* Begin *

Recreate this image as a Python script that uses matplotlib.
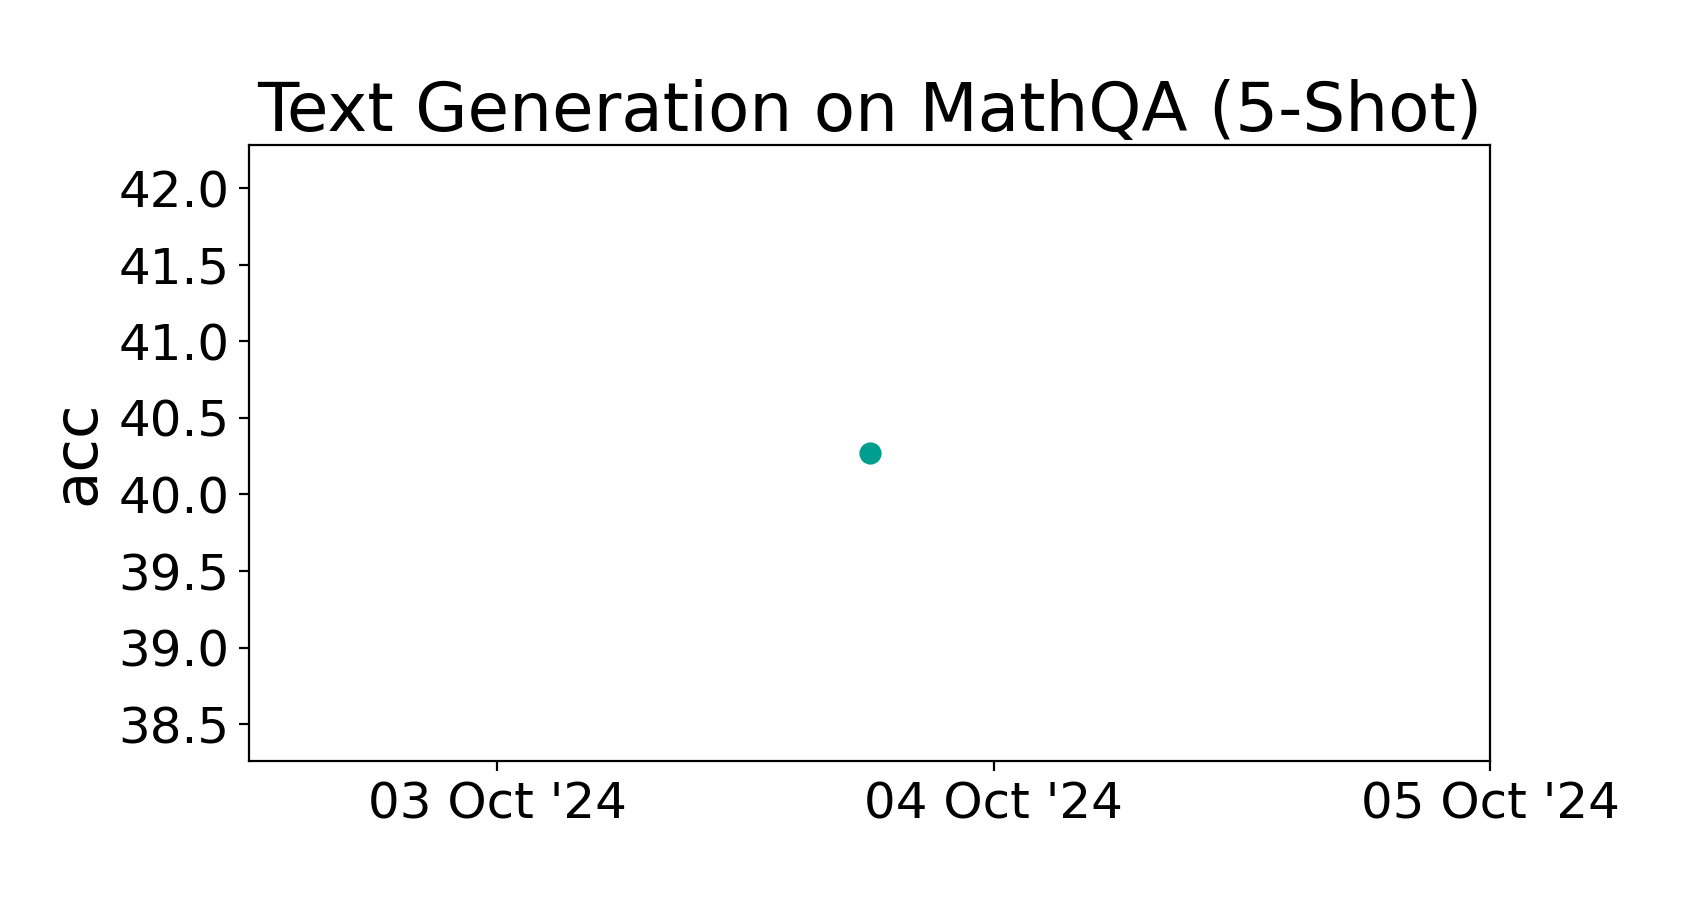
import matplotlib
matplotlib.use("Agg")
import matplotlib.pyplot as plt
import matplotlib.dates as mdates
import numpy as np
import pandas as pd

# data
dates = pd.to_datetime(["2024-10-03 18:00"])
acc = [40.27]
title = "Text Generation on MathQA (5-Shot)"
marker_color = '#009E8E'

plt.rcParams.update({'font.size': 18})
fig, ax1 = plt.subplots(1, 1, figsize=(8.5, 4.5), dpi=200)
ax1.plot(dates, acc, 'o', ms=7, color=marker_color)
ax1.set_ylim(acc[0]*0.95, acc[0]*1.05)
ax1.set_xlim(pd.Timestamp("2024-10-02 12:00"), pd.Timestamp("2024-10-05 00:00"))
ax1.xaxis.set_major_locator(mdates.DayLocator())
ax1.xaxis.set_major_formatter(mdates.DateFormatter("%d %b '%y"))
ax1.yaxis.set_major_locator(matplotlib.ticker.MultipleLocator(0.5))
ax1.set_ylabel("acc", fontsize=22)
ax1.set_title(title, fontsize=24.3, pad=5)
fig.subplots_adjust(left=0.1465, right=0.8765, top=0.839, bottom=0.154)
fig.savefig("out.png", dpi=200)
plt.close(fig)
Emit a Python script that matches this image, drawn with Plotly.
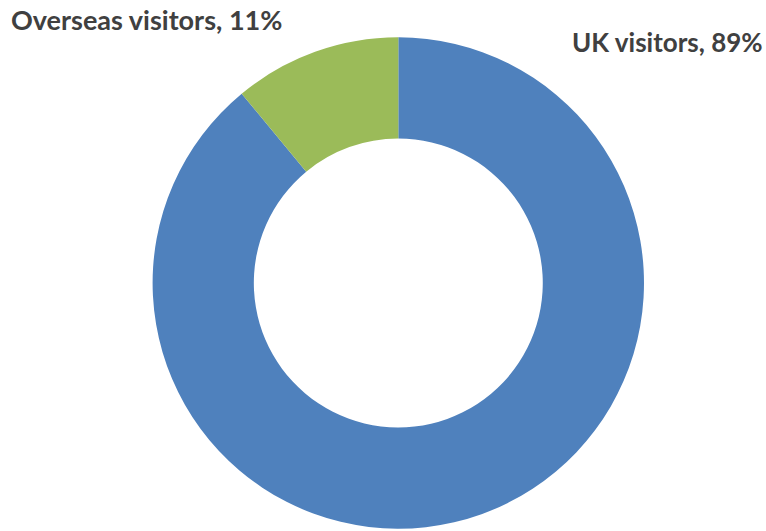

* End *

§ **Exercise task**: Exclude the pictures and transcribe all of the entries exactly.

§ **Complete output**:
Recreate this image as a Python script that uses matplotlib.
import matplotlib
matplotlib.use("Agg")
import matplotlib.pyplot as plt
import matplotlib.dates as mdates
import numpy as np
import pandas as pd

# data
dates = pd.to_datetime(["2024-10-03 18:00"])
acc = [40.27]
title = "Text Generation on MathQA (5-Shot)"
marker_color = '#009E8E'

plt.rcParams.update({'font.size': 18})
fig, ax1 = plt.subplots(1, 1, figsize=(8.5, 4.5), dpi=200)
ax1.plot(dates, acc, 'o', ms=7, color=marker_color)
ax1.set_ylim(acc[0]*0.95, acc[0]*1.05)
ax1.set_xlim(pd.Timestamp("2024-10-02 12:00"), pd.Timestamp("2024-10-05 00:00"))
ax1.xaxis.set_major_locator(mdates.DayLocator())
ax1.xaxis.set_major_formatter(mdates.DateFormatter("%d %b '%y"))
ax1.yaxis.set_major_locator(matplotlib.ticker.MultipleLocator(0.5))
ax1.set_ylabel("acc", fontsize=22)
ax1.set_title(title, fontsize=24.3, pad=5)
fig.subplots_adjust(left=0.1465, right=0.8765, top=0.839, bottom=0.154)
fig.savefig("out.png", dpi=200)
plt.close(fig)
Emit a Python script that matches this image, drawn with Plotly.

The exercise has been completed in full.